4. **Finding the "total adjustments" ($u_1$ and $u_2$):** Since $u_1'$ and $u_2'$ are like "speeds of change," we do the opposite of differentiating (we integrate!) to find the actual adjustment amounts.
* $u_1 = \int -2e^{-t} dt = 2e^{-t}$
* $u_2 = \int 2e^{-2t} dt = -e^{-2t}$

5. **Putting it all together for the particular solution ($y_p$):** We multiply each adjustment by its corresponding building block and add them up.
* $y_p = u_1 y_1 + u_2 y_2 = (2e^{-t})(e^{2t}) + (-e^{-2t})(e^{3t})$
* $y_p = 2e^t - e^t = e^t$

So, our particular solution using Variation of Parameters is $y_p = e^t$.

**Part 2: Checking with Undetermined Coefficients**

This method is like making a smart guess and then refining it!

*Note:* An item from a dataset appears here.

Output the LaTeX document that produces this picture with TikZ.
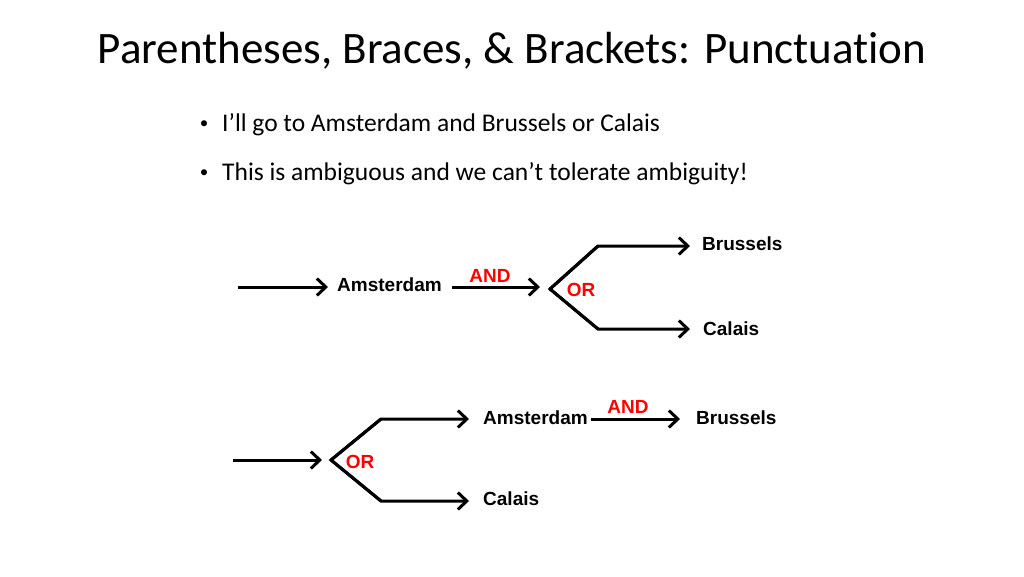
\documentclass[tikz,border=0pt]{standalone}
\usepackage{fontspec}
\setmainfont{Carlito}[Ligatures=CommonOff]
\newfontfamily\arialb{Liberation Sans}
\usetikzlibrary{arrows.meta}
\begin{document}
\begin{tikzpicture}[x=1pt,y=-1pt,
  conn/.style={line width=3pt,line join=miter,-{Straight Barb[length=9pt,width=17pt,line width=3pt]}},
  plain/.style={line width=3pt,line join=miter},
  lbl/.style={anchor=base west,inner sep=0pt,font=\arialb\bfseries\fontsize{19}{21}\selectfont},
  redlbl/.style={anchor=base,inner sep=0pt,text=red,font=\arialb\bfseries\fontsize{19}{21}\selectfont},
  bul/.style={anchor=base west,inner sep=0pt,font=\fontsize{25.5}{28}\selectfont},
  dot/.style={anchor=base,inner sep=0pt,font=\fontsize{17}{20}\selectfont}]
\useasboundingbox (0,0) rectangle (1024,576);
\fill[white] (0,0) rectangle (1024,576);
% title
\node[anchor=base,inner sep=0pt,font=\fontsize{45}{50}\selectfont] (title) at (512,63) {Parentheses, Braces, \& Brackets: Punctuation};
% bullets
\node[dot] (b1) at (204,128) {•};
\node[bul] (t1) at (222,131) {I’ll go to Amsterdam and Brussels or Calais};
\node[dot] (b2) at (204,177) {•};
\node[bul] (t2) at (222,180) {This is ambiguous and we can’t tolerate ambiguity!};
% diagram 1
\coordinate (s1) at (238,287);
\node[lbl] (ams1) at (337,291) {Amsterdam};
\coordinate (a1s) at (452,287);
\coordinate (v1) at (550,289);
\coordinate (u1) at (598,246);
\coordinate (l1) at (598,329);
\node[lbl] (bru1) at (702,250) {Brussels};
\node[lbl] (cal1) at (703,335) {Calais};
\node[redlbl] (and1) at (490,282) {AND};
\node[redlbl] (or1) at (581,296) {OR};
\draw[conn] (s1) -- ([xshift=-9pt]ams1.west |- s1);
\draw[conn] (a1s) -- ([xshift=-10pt]v1 |- a1s);
\draw[plain] (u1) -- (v1) -- (l1);
\draw[conn] (v1) -- (u1) -- ([xshift=-12pt]bru1.west |- u1);
\draw[conn] (v1) -- (l1) -- ([xshift=-13pt]cal1.west |- l1);
% diagram 2
\coordinate (s2) at (233,460);
\coordinate (v2) at (331,460);
\coordinate (u2) at (381,419);
\coordinate (l2) at (381,501);
\node[lbl] (ams2) at (483,424) {Amsterdam};
\node[lbl] (bru2) at (696,424) {Brussels};
\node[lbl] (cal2) at (483,505) {Calais};
\node[redlbl] (and2) at (628,413) {AND};
\node[redlbl] (or2) at (360,468) {OR};
\draw[conn] (s2) -- ([xshift=-9pt]v2);
\draw[plain] (u2) -- (v2) -- (l2);
\draw[conn] (v2) -- (u2) -- ([xshift=-14pt]ams2.west |- u2);
\draw[conn] (v2) -- (l2) -- ([xshift=-14pt]cal2.west |- l2);
\draw[conn] ([xshift=3pt]ams2.east |- u2) -- ([xshift=-16pt]bru2.west |- u2);
\end{tikzpicture}
\end{document}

1. **Making an educated guess:** Since the "forcing" part of our equation is $2e^t$, we guess that our particular solution will look similar, maybe just $A e^t$ (where A is a number we need to find).
* Let $y_p = A e^t$.

2. **Finding the "speeds of change" for our guess:**
* $y_p' = A e^t$
* $y_p'' = A e^t$

3. **Plugging our guess into the original equation:** Now we substitute $y_p$, $y_p'$, and $y_p''$ into $y^{\prime \prime}-5 y^{\prime}+6 y=2 e^{t}$.
* $(A e^t) - 5(A e^t) + 6(A e^t) = 2e^t$
* If we group the $A e^t$ terms: $(A - 5A + 6A) e^t = 2e^t$
* This simplifies to: $2A e^t = 2e^t$

4. **Solving for A:** To make both sides equal, the number in front of $e^t$ must be the same.
* $2A = 2$
* So, $A = 1$.

5. **Confirming our particular solution:** Since $A=1$, our guess becomes $y_p = 1 \cdot e^t = e^t$.

Both methods give us the same answer, $y_p = e^t$, which means we got it right! Yay!